• [WHAT TO WORK ON]:
Reproduce every entry that follows word for word, but omit the images.

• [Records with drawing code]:
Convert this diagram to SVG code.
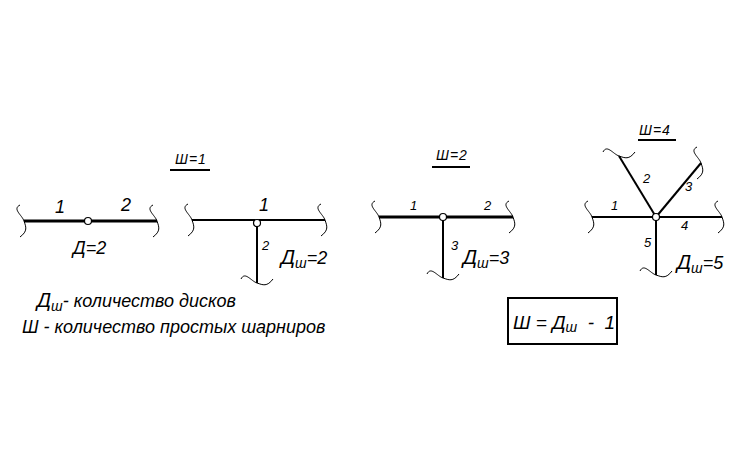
<svg xmlns="http://www.w3.org/2000/svg" width="748" height="466" viewBox="0 0 748 466">
<style>
.t{font-family:"Liberation Sans",Arial,sans-serif;font-style:italic;fill:#000}
.big{font-size:18px}
.sm{font-size:13px}
.ttl{font-size:14px;letter-spacing:1px}
.thk{stroke:#000;stroke-width:3;fill:none}
.thn{stroke:#000;stroke-width:2;fill:none}
.w{stroke:#000;stroke-width:1;fill:none}
.h{fill:#fff;stroke:#000;stroke-width:1.2}
</style>
<rect width="748" height="466" fill="#fff"/>
<defs>
<path id="wv" d="M-4,-16 C-12,-12 -2,-6 0,0 C2,6 4,10 -4,16"/>
<path id="wh" d="M-16,-4 C-12,-12 -6,-2 0,0 C6,2 10,4 16,-4"/>
</defs>
<g id="fig1">
<line class="thk" x1="24" y1="221" x2="157" y2="221"/>
<use href="#wv" class="w" x="24" y="221"/><use href="#wv" class="w" x="157" y="221"/>
<circle class="h" cx="88" cy="221" r="3.5"/>
<text class="t big" x="55" y="213">1</text><text class="t big" x="121" y="211">2</text>
<text class="t big" x="73" y="254">Д=2</text>
</g>
<g id="fig2">
<text class="t ttl" x="175" y="164">Ш=1</text><line class="thn" x1="170" y1="170" x2="210" y2="170"/>
<line class="thn" x1="192" y1="220" x2="325" y2="220"/>
<line class="thn" x1="257" y1="225" x2="257" y2="283"/>
<use href="#wv" class="w" x="192" y="220"/><use href="#wv" class="w" x="325" y="220"/>
<use href="#wh" class="w" x="257" y="283"/>
<circle class="h" cx="257" cy="223" r="3.5"/>
<text class="t big" x="259" y="211">1</text><text class="t sm" x="262" y="250">2</text>
<text class="t" font-size="20" x="281" y="264">Д<tspan font-size="14" dy="4">ш</tspan><tspan dy="-4" font-size="18">=2</tspan></text>
</g>
<g id="fig3">
<text class="t ttl" x="436" y="160">Ш=2</text><line class="thn" x1="432" y1="167" x2="470" y2="167"/>
<line class="thk" x1="379" y1="217" x2="513" y2="217"/>
<line class="thn" x1="443" y1="217" x2="443" y2="278"/>
<use href="#wv" class="w" x="379" y="217"/><use href="#wv" class="w" x="513" y="217"/>
<use href="#wh" class="w" x="443" y="278"/>
<circle class="h" cx="443" cy="217" r="3.5"/>
<text class="t sm" x="410" y="210">1</text><text class="t sm" x="484" y="210">2</text><text class="t sm" x="451" y="250">3</text>
<text class="t" font-size="20" x="463" y="264">Д<tspan font-size="14" dy="4">ш</tspan><tspan dy="-4" font-size="18">=3</tspan></text>
</g>
<g id="fig4">
<text class="t ttl" x="639" y="135">Ш=4</text><line class="thn" x1="638" y1="140" x2="676" y2="140"/>
<line class="thn" x1="592" y1="217" x2="722" y2="217"/>
<line class="thn" x1="656" y1="217" x2="619" y2="156"/>
<line class="thn" x1="656" y1="217" x2="701" y2="163"/>
<line class="thn" x1="656" y1="220" x2="656" y2="275"/>
<use href="#wv" class="w" x="592" y="217"/><use href="#wv" class="w" x="722" y="217"/>
<use href="#wh" class="w" x="619" y="156"/><use href="#wv" class="w" x="701" y="163"/>
<use href="#wh" class="w" x="656" y="275"/>
<circle class="h" cx="656" cy="217" r="3.5"/>
<text class="t sm" x="611" y="210">1</text><text class="t sm" x="643" y="183">2</text><text class="t sm" x="685" y="191">3</text>
<text class="t sm" x="681" y="230">4</text><text class="t sm" x="644" y="247">5</text>
<text class="t" font-size="20" x="677" y="269">Д<tspan font-size="14" dy="4">ш</tspan><tspan dy="-4" font-size="18">=5</tspan></text>
</g>
<g id="legend">
<text class="t" font-size="20" x="37" y="307">Д<tspan font-size="14" dy="4">ш</tspan><tspan dy="-4" font-size="18">- количество дисков</tspan></text>
<text class="t" font-size="18" x="22" y="333">Ш - количество простых шарниров</text>
</g>
<g id="formula">
<rect x="508" y="298" width="109" height="46" fill="none" stroke="#000" stroke-width="2"/>
<text class="t" font-size="19" x="513" y="329">Ш = Д<tspan font-size="14" dy="3">ш</tspan><tspan dy="-3" xml:space="preserve">  -  1</tspan></text>
</g>
<g id="connectors"/>
</svg>
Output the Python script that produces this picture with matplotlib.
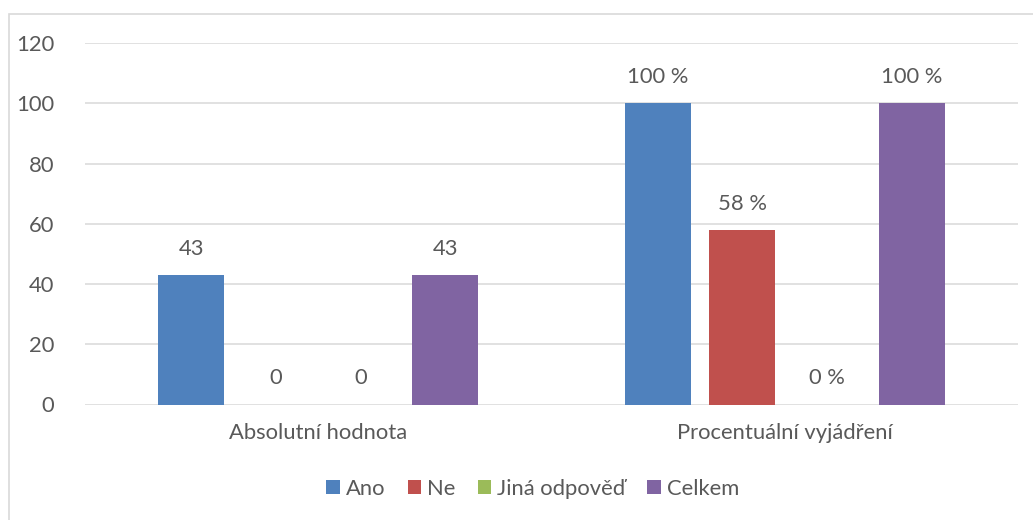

• [WRITTEN RESPONSE]:
Convert this diagram to SVG code.
<svg xmlns="http://www.w3.org/2000/svg" width="748" height="466" viewBox="0 0 748 466">
<style>
.t{font-family:"Liberation Sans",Arial,sans-serif;font-style:italic;fill:#000}
.big{font-size:18px}
.sm{font-size:13px}
.ttl{font-size:14px;letter-spacing:1px}
.thk{stroke:#000;stroke-width:3;fill:none}
.thn{stroke:#000;stroke-width:2;fill:none}
.w{stroke:#000;stroke-width:1;fill:none}
.h{fill:#fff;stroke:#000;stroke-width:1.2}
</style>
<rect width="748" height="466" fill="#fff"/>
<defs>
<path id="wv" d="M-4,-16 C-12,-12 -2,-6 0,0 C2,6 4,10 -4,16"/>
<path id="wh" d="M-16,-4 C-12,-12 -6,-2 0,0 C6,2 10,4 16,-4"/>
</defs>
<g id="fig1">
<line class="thk" x1="24" y1="221" x2="157" y2="221"/>
<use href="#wv" class="w" x="24" y="221"/><use href="#wv" class="w" x="157" y="221"/>
<circle class="h" cx="88" cy="221" r="3.5"/>
<text class="t big" x="55" y="213">1</text><text class="t big" x="121" y="211">2</text>
<text class="t big" x="73" y="254">Д=2</text>
</g>
<g id="fig2">
<text class="t ttl" x="175" y="164">Ш=1</text><line class="thn" x1="170" y1="170" x2="210" y2="170"/>
<line class="thn" x1="192" y1="220" x2="325" y2="220"/>
<line class="thn" x1="257" y1="225" x2="257" y2="283"/>
<use href="#wv" class="w" x="192" y="220"/><use href="#wv" class="w" x="325" y="220"/>
<use href="#wh" class="w" x="257" y="283"/>
<circle class="h" cx="257" cy="223" r="3.5"/>
<text class="t big" x="259" y="211">1</text><text class="t sm" x="262" y="250">2</text>
<text class="t" font-size="20" x="281" y="264">Д<tspan font-size="14" dy="4">ш</tspan><tspan dy="-4" font-size="18">=2</tspan></text>
</g>
<g id="fig3">
<text class="t ttl" x="436" y="160">Ш=2</text><line class="thn" x1="432" y1="167" x2="470" y2="167"/>
<line class="thk" x1="379" y1="217" x2="513" y2="217"/>
<line class="thn" x1="443" y1="217" x2="443" y2="278"/>
<use href="#wv" class="w" x="379" y="217"/><use href="#wv" class="w" x="513" y="217"/>
<use href="#wh" class="w" x="443" y="278"/>
<circle class="h" cx="443" cy="217" r="3.5"/>
<text class="t sm" x="410" y="210">1</text><text class="t sm" x="484" y="210">2</text><text class="t sm" x="451" y="250">3</text>
<text class="t" font-size="20" x="463" y="264">Д<tspan font-size="14" dy="4">ш</tspan><tspan dy="-4" font-size="18">=3</tspan></text>
</g>
<g id="fig4">
<text class="t ttl" x="639" y="135">Ш=4</text><line class="thn" x1="638" y1="140" x2="676" y2="140"/>
<line class="thn" x1="592" y1="217" x2="722" y2="217"/>
<line class="thn" x1="656" y1="217" x2="619" y2="156"/>
<line class="thn" x1="656" y1="217" x2="701" y2="163"/>
<line class="thn" x1="656" y1="220" x2="656" y2="275"/>
<use href="#wv" class="w" x="592" y="217"/><use href="#wv" class="w" x="722" y="217"/>
<use href="#wh" class="w" x="619" y="156"/><use href="#wv" class="w" x="701" y="163"/>
<use href="#wh" class="w" x="656" y="275"/>
<circle class="h" cx="656" cy="217" r="3.5"/>
<text class="t sm" x="611" y="210">1</text><text class="t sm" x="643" y="183">2</text><text class="t sm" x="685" y="191">3</text>
<text class="t sm" x="681" y="230">4</text><text class="t sm" x="644" y="247">5</text>
<text class="t" font-size="20" x="677" y="269">Д<tspan font-size="14" dy="4">ш</tspan><tspan dy="-4" font-size="18">=5</tspan></text>
</g>
<g id="legend">
<text class="t" font-size="20" x="37" y="307">Д<tspan font-size="14" dy="4">ш</tspan><tspan dy="-4" font-size="18">- количество дисков</tspan></text>
<text class="t" font-size="18" x="22" y="333">Ш - количество простых шарниров</text>
</g>
<g id="formula">
<rect x="508" y="298" width="109" height="46" fill="none" stroke="#000" stroke-width="2"/>
<text class="t" font-size="19" x="513" y="329">Ш = Д<tspan font-size="14" dy="3">ш</tspan><tspan dy="-3" xml:space="preserve">  -  1</tspan></text>
</g>
<g id="connectors"/>
</svg>
Output the Python script that produces this picture with matplotlib.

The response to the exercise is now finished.